You’re setting the table in the exposition: starting the story, bringing out your characters, setting up the seeds of conflict, and imparting just enough background information to keep the reader clued in on what’s occurring in the story.

Here’s a brief overview of what else the reader should be able to extract from the exposition of your story

  • The characters. Who’s in the cast of characters? How can you differentiate among them?
  • The setting. Where does your story take place? Don’t forget that setting includes time — when does your story take place? What time period?
  • The mood. How will you set the tone of the novel in the exposition? A romance that suddenly goes sideways due to an alien invasion is going to confuse readers and cloud your book’s genre classification.

A word of caution: remember Show, Don’t Tell — and don’t mistake “exposition” for “info dump.”

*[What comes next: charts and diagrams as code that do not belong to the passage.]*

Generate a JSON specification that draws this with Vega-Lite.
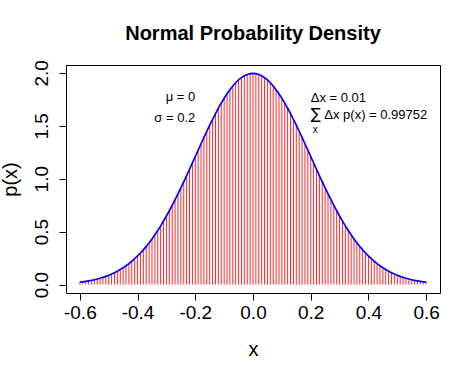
{
  "$schema": "https://vega.github.io/schema/vega-lite/v6.json",
  "autosize": "none",
  "width": 374,
  "height": 228,
  "padding": {"left": 66, "top": 65, "right": 34, "bottom": 84},
  "background": "white",
  "title": {
    "text": "Normal Probability Density",
    "font": "Liberation Sans",
    "fontSize": 20,
    "fontWeight": "bold",
    "color": "black",
    "anchor": "middle",
    "frame": "group",
    "offset": 16
  },
  "config": {
    "view": {"stroke": "black", "strokeWidth": 1},
    "font": "Liberation Sans",
    "axis": {
      "domain": false,
      "grid": false,
      "ticks": true,
      "tickColor": "black",
      "tickSize": 7,
      "labelColor": "black",
      "labelFont": "Liberation Sans",
      "labelFontSize": 19,
      "titleFont": "Liberation Sans",
      "titleFontSize": 20,
      "titleFontWeight": "normal",
      "titleColor": "black"
    }
  },
  "datasets": {
    "dens": [
      {"x":-0.60,"p":0.0222},{"x":-0.59,"p":0.0257},{"x":-0.58,"p":0.0298},{"x":-0.57,"p":0.0344},{"x":-0.56,"p":0.0396},
      {"x":-0.55,"p":0.0455},{"x":-0.54,"p":0.0521},{"x":-0.53,"p":0.0596},{"x":-0.52,"p":0.0679},{"x":-0.51,"p":0.0772},
      {"x":-0.50,"p":0.0876},{"x":-0.49,"p":0.0992},{"x":-0.48,"p":0.1120},{"x":-0.47,"p":0.1261},{"x":-0.46,"p":0.1416},
      {"x":-0.45,"p":0.1587},{"x":-0.44,"p":0.1774},{"x":-0.43,"p":0.1977},{"x":-0.42,"p":0.2199},{"x":-0.41,"p":0.2440},
      {"x":-0.40,"p":0.2700},{"x":-0.39,"p":0.2980},{"x":-0.38,"p":0.3281},{"x":-0.37,"p":0.3603},{"x":-0.36,"p":0.3948},
      {"x":-0.35,"p":0.4314},{"x":-0.34,"p":0.4702},{"x":-0.33,"p":0.5113},{"x":-0.32,"p":0.5546},{"x":-0.31,"p":0.6000},
      {"x":-0.30,"p":0.6476},{"x":-0.29,"p":0.6972},{"x":-0.28,"p":0.7486},{"x":-0.27,"p":0.8019},{"x":-0.26,"p":0.8568},
      {"x":-0.25,"p":0.9132},{"x":-0.24,"p":0.9709},{"x":-0.23,"p":1.0297},{"x":-0.22,"p":1.0893},{"x":-0.21,"p":1.1494},
      {"x":-0.20,"p":1.2099},{"x":-0.19,"p":1.2703},{"x":-0.18,"p":1.3304},{"x":-0.17,"p":1.3899},{"x":-0.16,"p":1.4485},
      {"x":-0.15,"p":1.5057},{"x":-0.14,"p":1.5613},{"x":-0.13,"p":1.6149},{"x":-0.12,"p":1.6661},{"x":-0.11,"p":1.7147},
      {"x":-0.10,"p":1.7603},{"x":-0.09,"p":1.8026},{"x":-0.08,"p":1.8414},{"x":-0.07,"p":1.8762},{"x":-0.06,"p":1.9069},
      {"x":-0.05,"p":1.9333},{"x":-0.04,"p":1.9552},{"x":-0.03,"p":1.9724},{"x":-0.02,"p":1.9848},{"x":-0.01,"p":1.9922},
      {"x":0.00,"p":1.9947},
      {"x":0.01,"p":1.9922},{"x":0.02,"p":1.9848},{"x":0.03,"p":1.9724},{"x":0.04,"p":1.9552},{"x":0.05,"p":1.9333},
      {"x":0.06,"p":1.9069},{"x":0.07,"p":1.8762},{"x":0.08,"p":1.8414},{"x":0.09,"p":1.8026},{"x":0.10,"p":1.7603},
      {"x":0.11,"p":1.7147},{"x":0.12,"p":1.6661},{"x":0.13,"p":1.6149},{"x":0.14,"p":1.5613},{"x":0.15,"p":1.5057},
      {"x":0.16,"p":1.4485},{"x":0.17,"p":1.3899},{"x":0.18,"p":1.3304},{"x":0.19,"p":1.2703},{"x":0.20,"p":1.2099},
      {"x":0.21,"p":1.1494},{"x":0.22,"p":1.0893},{"x":0.23,"p":1.0297},{"x":0.24,"p":0.9709},{"x":0.25,"p":0.9132},
      {"x":0.26,"p":0.8568},{"x":0.27,"p":0.8019},{"x":0.28,"p":0.7486},{"x":0.29,"p":0.6972},{"x":0.30,"p":0.6476},
      {"x":0.31,"p":0.6000},{"x":0.32,"p":0.5546},{"x":0.33,"p":0.5113},{"x":0.34,"p":0.4702},{"x":0.35,"p":0.4314},
      {"x":0.36,"p":0.3948},{"x":0.37,"p":0.3603},{"x":0.38,"p":0.3281},{"x":0.39,"p":0.2980},{"x":0.40,"p":0.2700},
      {"x":0.41,"p":0.2440},{"x":0.42,"p":0.2199},{"x":0.43,"p":0.1977},{"x":0.44,"p":0.1774},{"x":0.45,"p":0.1587},
      {"x":0.46,"p":0.1416},{"x":0.47,"p":0.1261},{"x":0.48,"p":0.1120},{"x":0.49,"p":0.0992},{"x":0.50,"p":0.0876},
      {"x":0.51,"p":0.0772},{"x":0.52,"p":0.0679},{"x":0.53,"p":0.0596},{"x":0.54,"p":0.0521},{"x":0.55,"p":0.0455},
      {"x":0.56,"p":0.0396},{"x":0.57,"p":0.0344},{"x":0.58,"p":0.0298},{"x":0.59,"p":0.0257},{"x":0.60,"p":0.0222}
    ],
    "notesRight": [
      {"x":-0.2,"y":1.77,"label":"μ = 0"},
      {"x":-0.2,"y":1.57,"label":"σ = 0.2"}
    ],
    "notesLeft": [
      {"x":0.2,"y":1.765,"label":"Δx = 0.01"},
      {"x":0.247,"y":1.6,"label":"Δx p(x) = 0.99752"}
    ],
    "sigma": [{"x":0.2,"y":1.61,"label":"∑"}],
    "sub": [{"x":0.207,"y":1.46,"label":"x"}]
  },
  "encoding": {
    "x": {
      "field": "x", "type": "quantitative",
      "scale": {"domain": [-0.648, 0.648], "nice": false, "zero": false},
      "axis": {"title": "x", "values": [-0.6,-0.4,-0.2,0,0.2,0.4,0.6], "format": ".1f",
               "labelExpr": "replace(datum.label, '\u2212', '-')",
               "labelPadding": 3, "titlePadding": 17}
    },
    "y": {
      "field": "p", "type": "quantitative",
      "scale": {"domain": [-0.0798, 2.0745], "nice": false, "zero": false},
      "axis": {"title": "p(x)", "values": [0,0.5,1,1.5,2], "format": ".1f",
               "labelAngle": -90, "labelAlign": "center", "labelBaseline": "bottom",
               "labelPadding": 8, "titlePadding": 12}
    }
  },
  "layer": [
    {
      "data": {"name": "dens"},
      "mark": {"type": "rule", "color": "#ff0000", "strokeWidth": 1, "opacity": 0.85},
      "encoding": {"y2": {"datum": 0}}
    },
    {
      "data": {"name": "dens"},
      "mark": {"type": "line", "color": "#0000ff", "strokeWidth": 1.7}
    },
    {
      "data": {"name": "notesRight"},
      "mark": {"type": "text", "align": "right", "baseline": "middle", "fontSize": 13, "font": "Liberation Sans", "color": "black"},
      "encoding": {"y": {"field": "y", "type": "quantitative"}, "text": {"field": "label"}}
    },
    {
      "data": {"name": "notesLeft"},
      "mark": {"type": "text", "align": "left", "baseline": "middle", "fontSize": 13, "font": "Liberation Sans", "color": "black"},
      "encoding": {"y": {"field": "y", "type": "quantitative"}, "text": {"field": "label"}}
    },
    {
      "data": {"name": "sigma"},
      "mark": {"type": "text", "align": "left", "baseline": "middle", "fontSize": 15, "font": "DejaVu Sans", "color": "black"},
      "encoding": {"y": {"field": "y", "type": "quantitative"}, "text": {"field": "label"}}
    },
    {
      "data": {"name": "sub"},
      "mark": {"type": "text", "align": "left", "baseline": "middle", "fontSize": 10, "font": "Liberation Sans", "color": "black"},
      "encoding": {"y": {"field": "y", "type": "quantitative"}, "text": {"field": "label"}}
    }
  ]
}
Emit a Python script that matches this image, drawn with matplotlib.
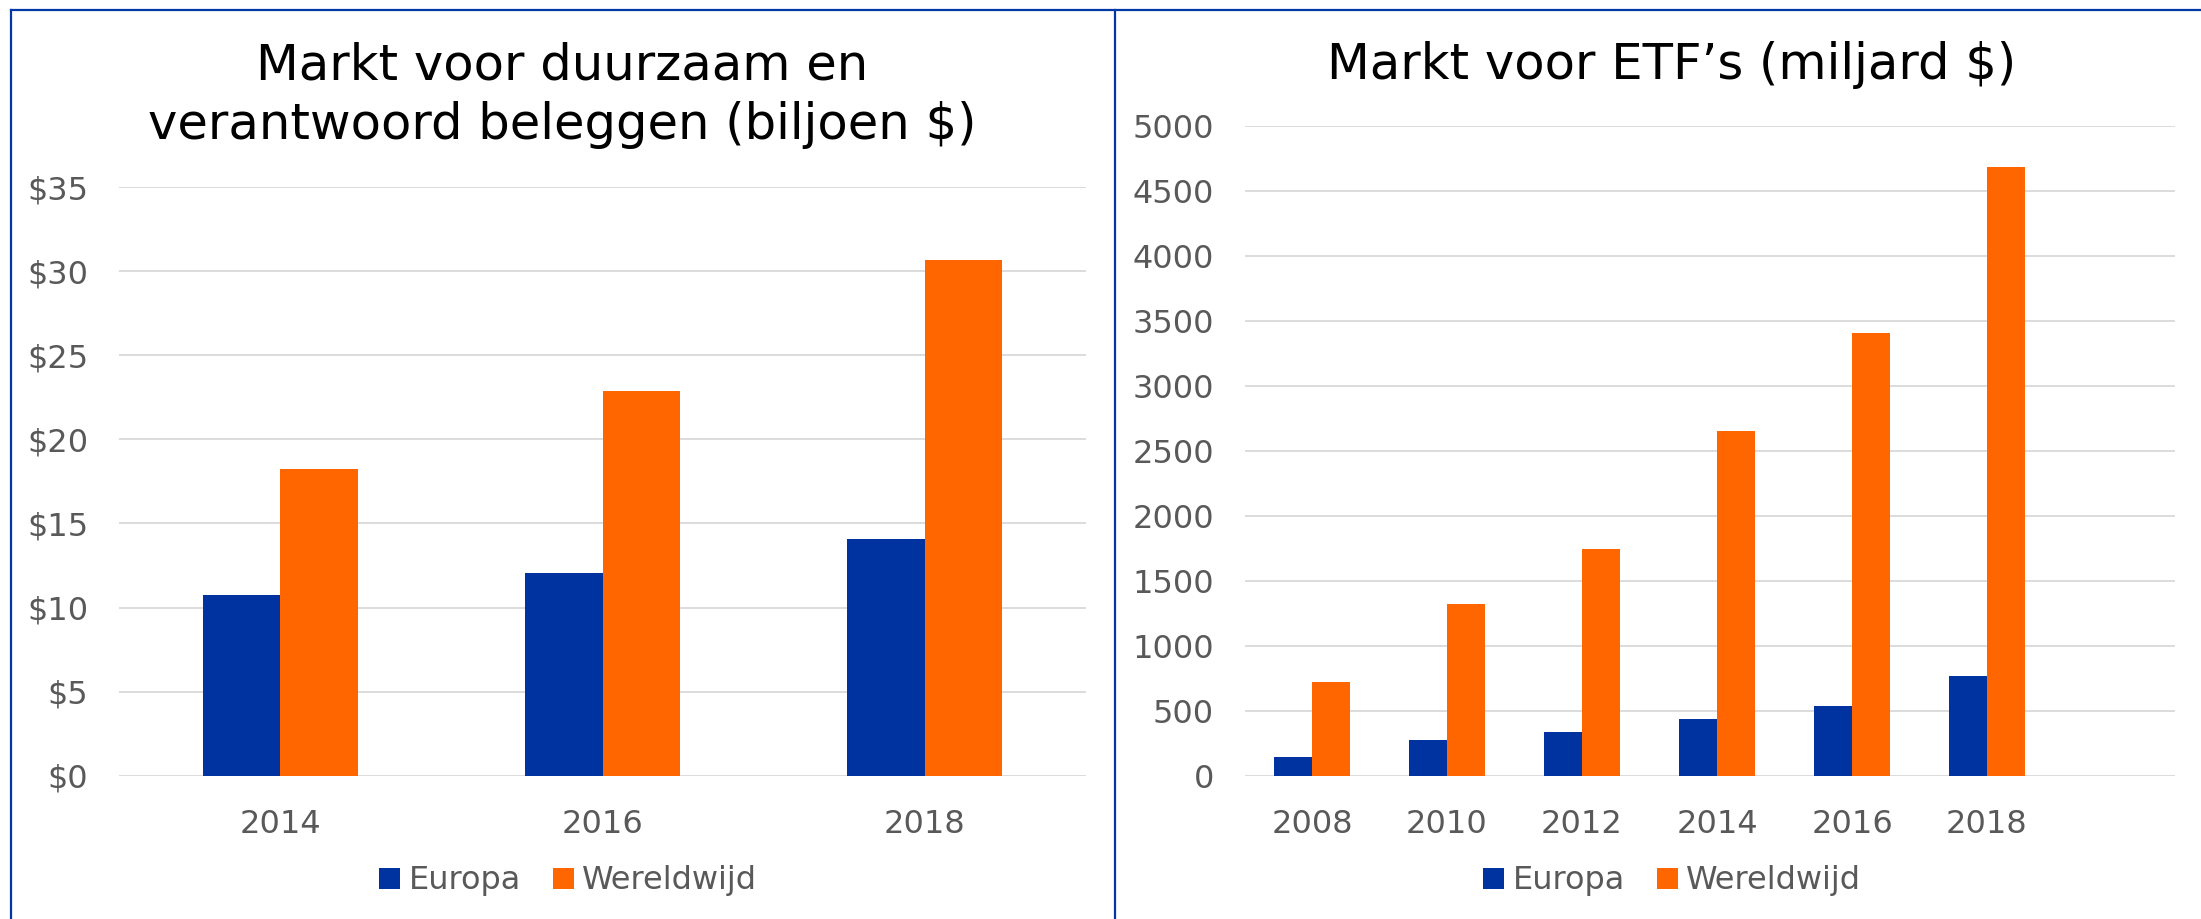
import matplotlib
matplotlib.use("Agg")
import matplotlib.pyplot as plt
from matplotlib.patches import Patch
from matplotlib.lines import Line2D
import numpy as np

# ---- data ----
esg_years = ["2014", "2016", "2018"]
esg_europa = [10.75, 12.05, 14.1]
esg_wereld = [18.25, 22.85, 30.65]

etf_years = ["2008", "2010", "2012", "2014", "2016", "2018"]
etf_europa = [147, 274, 336, 436, 539, 765]
etf_wereld = [724, 1319, 1748, 2652, 3408, 4682]

series_names = ["Europa", "Wereldwijd"]
title_left = ["Markt voor duurzaam en", "verantwoord beleggen (biljoen $)"]
title_right = "Markt voor ETF\u2019s (miljard $)"

BLUE = "#0033A0"
ORANGE = "#FF6600"
GRID = "#D9D9D9"
TXT = "#595959"
BORDER = "#0039A6"

W, H = 2201, 919
fig = plt.figure(figsize=(W / 100, H / 100), dpi=100)
plt.rcParams["font.family"] = ["DejaVu Sans"]

def fx(px):
    return px / W

def fy(py):
    return 1 - py / H

FS = 23

def style_axes(ax):
    for s in ax.spines.values():
        s.set_visible(False)
    ax.yaxis.grid(True, color=GRID, linewidth=1.3)
    ax.set_axisbelow(True)
    ax.tick_params(axis="both", length=0, labelsize=FS, labelcolor=TXT)
    ax.tick_params(axis="y", pad=22)
    ax.tick_params(axis="x", pad=24)

# ---- left chart ----
axL = fig.add_axes([fx(119), fy(775.7), fx(1086 - 119), (775.7 - 187) / H])
x = np.arange(len(esg_years))
bw = 0.24
axL.bar(x - bw / 2, esg_europa, bw, color=BLUE)
axL.bar(x + bw / 2, esg_wereld, bw, color=ORANGE)
axL.set_xlim(-0.5, len(esg_years) - 0.5)
axL.set_ylim(0, 35)
axL.set_yticks(np.arange(0, 36, 5))
axL.set_yticklabels(["${:.0f}".format(v) for v in np.arange(0, 36, 5)])
axL.set_xticks(x)
axL.set_xticklabels(esg_years)
style_axes(axL)

# ---- right chart ----
slot = 135.0
left_px = 1244.5
right_px = 2175.0
axR = fig.add_axes([fx(left_px), fy(775.7), fx(right_px - left_px), (775.7 - 126) / H])
x2 = np.arange(len(etf_years))
bw2 = 0.28
axR.bar(x2 - bw2 / 2, etf_europa, bw2, color=BLUE)
axR.bar(x2 + bw2 / 2, etf_wereld, bw2, color=ORANGE)
axR.set_xlim(-0.5, -0.5 + (right_px - left_px) / slot)
axR.set_ylim(0, 5000)
axR.set_yticks(np.arange(0, 5001, 500))
axR.set_xticks(x2)
axR.set_xticklabels(etf_years)
style_axes(axR)

# ---- titles ----
TFS = 35.7
fig.text(fx(562), fy(80), title_left[0], ha="center", va="baseline", fontsize=TFS, color="black")
fig.text(fx(562), fy(139), title_left[1], ha="center", va="baseline", fontsize=TFS, color="black")
fig.text(fx(1672), fy(79), title_right, ha="center", va="baseline", fontsize=TFS, color="black")

# ---- legends ----
handles = [Patch(facecolor=BLUE), Patch(facecolor=ORANGE)]
for cx in (568, 1672):
    fig.legend(handles, series_names, loc="center", bbox_to_anchor=(fx(cx), fy(881)),
               ncol=2, frameon=False, fontsize=FS, labelcolor=TXT,
               handlelength=0.66, handleheight=0.66, handletextpad=0.25,
               columnspacing=1.0, borderpad=0)

# ---- panel borders ----
lw = 1.6
fig.add_artist(Line2D([fx(11), 1], [fy(10), fy(10)], color=BORDER, linewidth=lw))
fig.add_artist(Line2D([fx(11), fx(11)], [0, fy(10)], color=BORDER, linewidth=lw))
fig.add_artist(Line2D([fx(1115), fx(1115)], [0, fy(10)], color=BORDER, linewidth=lw))

fig.savefig("out.png", dpi=100, facecolor="white")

A Quick Definition https://blog.reedsy.com/show-dont-tell/

Show, don’t tell is a writing technique in which story and characters are related through sensory details and actions rather than exposition or telling. It fosters a style of writing that’s more immersive for the reader, allowing them to “be in the room” with the characters.

In short: showing illustrates, while telling merely states. Here’s a quick example of showing versus telling:

Showing: As his mother switched off the light and left the room, Michael tensed. He huddled under the covers, gripped the sheets, and held his breath as the wind brushed past the curtain.

Telling: Michael was terribly afraid of the dark.  In the “showing” example, rather than merely saying that Michael is afraid of the dark, we’ve put him in a situation where his experience of that fear takes center stage. The reader can deduce the same information they’d get from the “telling” example but in a much more compelling way.

The assignment for this next week is to write a second chapter. Think about what has been revealed in chapter 1, the crumbs you have left there to draw the reader on. Pick up some of those crumbs so that you can answer some of the questions they have raised. Then as you use vivid words or dialogue to continue the story, to paint the action, keepyour reader wanting more.